AI Document Processing Tools: AWS Textract, Google Document AI, Azure Form Recognizer

Deploybase · February 2, 2026 · AI Tools

Contents

Document AI automates data extraction from PDFs, forms, scans. Instead of manual data entry, systems read documents, find key info, populate databases. Invoices, forms, contracts, receipts-all get automated.

OCR reads text. ML parses it into structured fields. Invoice → JSON. Contract → terms, obligations, risks.

This covers the leading platforms: pricing, capabilities, pick one.

Why Document AI Matters

Manual invoice processing: $5-15 per invoice. Document AI: $0.10-0.50. 10-100x ROI.

Developers also get: analyze thousands of contracts at once. Find patterns. 24/7 processing. Consistent interpretation.

Insurance processing 100K claims/year: Manual $1M/year. Document AI $30K/year. Save $970K minus tooling ($10-50K). 900%+ ROI annually.

High-volume shops (insurance, banking, logistics) can justify million-dollar investments.

AWS Textract: Broad Capability with Mature Integration

AWS Textract combines OCR with form and table understanding. The service reads documents and returns structured data (forms return field/value pairs, tables return row/column structure).

How it works: Upload document (PDF, JPEG, PNG) to Textract. The service performs OCR, analyzes document layout, identifies forms and tables, and returns extracted text with coordinates. For forms, Textract returns key-value pairs (e.g., {"Invoice Number": "INV-12345"}).

Capabilities:

  • Text extraction: Read text from documents, preserving layout information
  • Form understanding: Extract key-value pairs from forms
  • Table understanding: Extract tables into row-column structure
  • Handwriting support: Read handwritten form fields
  • Multi-page document handling: Process documents with dozens of pages
  • Confidence scores: Know which extractions are reliable

Pricing: AWS charges per page processed. Standard processing costs $0.015 per page (first 1M pages monthly), $0.0075 per page beyond that. A 100-page invoice with tables costs $1.50.

For monthly volumes:

  • 10,000 pages: $150
  • 100,000 pages: $750 (then $0.0075/page = $750 for 100k pages)
  • 1M pages: $7,500

Strengths:

  • Mature service (launched 2018, many production deployments)
  • Tables and forms both supported well
  • Handwriting recognition (valuable for many real documents)
  • Deep AWS integration (uses IAM, connects to Lambda, S3)

Weaknesses:

  • Pricing accumulates quickly with volume
  • Requires AWS infrastructure
  • Expensive for very high volume

Best for: Teams on AWS, processing mixed document types, needing table extraction.

Google Document AI: Specialized Processor Approach

Google Document AI takes a different approach: general-purpose processors plus specialized processors optimized for specific document types.
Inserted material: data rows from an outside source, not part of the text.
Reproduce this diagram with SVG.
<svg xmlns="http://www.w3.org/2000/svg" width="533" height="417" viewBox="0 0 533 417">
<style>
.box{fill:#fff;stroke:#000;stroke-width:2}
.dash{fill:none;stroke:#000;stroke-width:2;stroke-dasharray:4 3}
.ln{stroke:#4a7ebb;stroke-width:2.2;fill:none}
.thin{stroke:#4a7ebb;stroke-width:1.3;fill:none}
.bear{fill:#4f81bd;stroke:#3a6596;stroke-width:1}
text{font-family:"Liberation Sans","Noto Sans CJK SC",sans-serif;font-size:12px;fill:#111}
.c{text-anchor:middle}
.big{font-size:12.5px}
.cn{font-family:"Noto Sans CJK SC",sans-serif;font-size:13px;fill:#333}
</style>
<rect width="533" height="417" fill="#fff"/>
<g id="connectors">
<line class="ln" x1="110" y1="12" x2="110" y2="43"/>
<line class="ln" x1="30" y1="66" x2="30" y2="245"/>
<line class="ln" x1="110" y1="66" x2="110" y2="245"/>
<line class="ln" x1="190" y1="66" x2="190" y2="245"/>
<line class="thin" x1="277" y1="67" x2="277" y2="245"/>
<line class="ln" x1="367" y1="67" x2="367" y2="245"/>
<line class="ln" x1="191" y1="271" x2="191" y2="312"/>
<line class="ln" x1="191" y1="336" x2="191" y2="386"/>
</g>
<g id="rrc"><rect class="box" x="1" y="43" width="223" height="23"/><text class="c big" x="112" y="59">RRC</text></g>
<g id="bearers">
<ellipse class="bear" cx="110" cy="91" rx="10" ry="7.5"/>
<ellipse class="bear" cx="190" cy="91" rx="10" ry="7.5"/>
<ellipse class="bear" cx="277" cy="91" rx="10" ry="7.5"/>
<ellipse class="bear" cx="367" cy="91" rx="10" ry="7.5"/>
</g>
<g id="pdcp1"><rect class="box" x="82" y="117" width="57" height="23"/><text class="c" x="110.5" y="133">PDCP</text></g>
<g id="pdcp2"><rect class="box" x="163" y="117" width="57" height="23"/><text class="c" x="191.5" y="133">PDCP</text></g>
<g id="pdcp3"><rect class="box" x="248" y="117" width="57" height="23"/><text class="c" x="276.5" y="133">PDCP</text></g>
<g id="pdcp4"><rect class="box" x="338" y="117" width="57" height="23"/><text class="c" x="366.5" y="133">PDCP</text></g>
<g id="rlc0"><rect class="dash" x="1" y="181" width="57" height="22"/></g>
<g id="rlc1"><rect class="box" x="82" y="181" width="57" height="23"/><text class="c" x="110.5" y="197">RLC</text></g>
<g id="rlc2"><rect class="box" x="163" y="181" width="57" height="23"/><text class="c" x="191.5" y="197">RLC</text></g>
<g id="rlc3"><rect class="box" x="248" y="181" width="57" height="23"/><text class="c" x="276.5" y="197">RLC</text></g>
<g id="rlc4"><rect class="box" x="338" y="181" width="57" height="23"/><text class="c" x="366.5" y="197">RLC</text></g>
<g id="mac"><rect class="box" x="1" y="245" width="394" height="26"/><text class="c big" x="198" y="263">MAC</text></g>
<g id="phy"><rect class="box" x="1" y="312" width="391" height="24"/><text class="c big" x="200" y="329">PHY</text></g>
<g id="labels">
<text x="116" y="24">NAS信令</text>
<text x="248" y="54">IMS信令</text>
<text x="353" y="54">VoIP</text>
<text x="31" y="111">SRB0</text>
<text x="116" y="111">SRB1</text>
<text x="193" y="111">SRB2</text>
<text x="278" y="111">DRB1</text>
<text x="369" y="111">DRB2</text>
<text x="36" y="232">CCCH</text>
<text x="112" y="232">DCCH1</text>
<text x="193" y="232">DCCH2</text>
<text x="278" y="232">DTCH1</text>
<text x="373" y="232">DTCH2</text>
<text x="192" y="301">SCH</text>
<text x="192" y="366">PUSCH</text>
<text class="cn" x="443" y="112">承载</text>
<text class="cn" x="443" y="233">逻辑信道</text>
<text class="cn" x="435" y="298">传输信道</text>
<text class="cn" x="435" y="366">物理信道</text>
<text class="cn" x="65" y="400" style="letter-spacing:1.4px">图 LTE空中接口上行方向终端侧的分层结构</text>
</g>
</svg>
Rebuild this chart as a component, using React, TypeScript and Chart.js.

Developers choose the right processor for the document.

How it works: Google provides:

  • Document OCR Processor: Basic text extraction
  • Layout Analysis Processor: Understand document structure
  • Form Parser Processor: Extract form fields
  • Invoice Processor: Specialized for invoices (trained specifically)
  • Purchase Order Processor: Specialized for POs
  • W-9 Processor: Specialized for tax forms

Submit document to appropriate processor, receive structured output.

Pricing: Google charges per document processed (regardless of page count). Generic processors cost $0.20-0.50 per document. Specialized processors cost $2-4 per document.

For monthly volumes:

  • 10,000 generic documents: $2,000-5,000
  • 10,000 specialized documents (invoices): $20,000-40,000

Google's pricing is higher per-document but processors are often more accurate since they're domain-specific.

Strengths:

  • Specialized processors for common document types
  • Better accuracy on domain-specific documents
  • Google Cloud integration
  • Excellent table understanding

Weaknesses:

  • Very expensive per-document pricing
  • Requires committing to Google Cloud
  • Limited processor variety (only most common types)

Best for: Teams processing standardized document types (invoices, POs, W-9s), willing to pay premium for accuracy.

Azure Form Recognizer: Customizable Recognition

Azure Form Recognizer emphasizes customization. Developers train models on the document samples, optimizing for the specific formats.

How it works: Azure provides pre-trained models for common document types (receipts, invoices, business cards). For custom documents, upload 5-20 examples, label fields, train a model. Azure learns the document format and extracts accordingly.

Capabilities:

  • Pre-built models: Receipts, invoices, business cards, ID documents
  • Custom model training: Learn the specific document format
  • Document analysis: Extract text and tables
  • Document classification: Classify documents into categories

Pricing: Pre-trained models cost $0.01 per page (very cheap). Custom models cost $0.50 per training page, plus $0.01 per inference page.

For a custom model:

  • Training: 100 labeled documents × $0.50 = $50
  • Monthly inference: 10,000 pages × $0.01 = $100
  • Total monthly: $100 (after one-time training cost)

Strengths:

  • Cheapest pricing per-page for inference
  • Custom model training (optimizes for the documents)
  • Deep Microsoft ecosystem integration
  • Good for variants of standard forms

Weaknesses:

  • Limited pre-built models (less variety than Google)
  • Custom training requires labeled data (small upfront cost)
  • Smaller ecosystem than AWS

Best for: Teams processing variants of standard forms, willing to invest in custom model training, cost-conscious on inference.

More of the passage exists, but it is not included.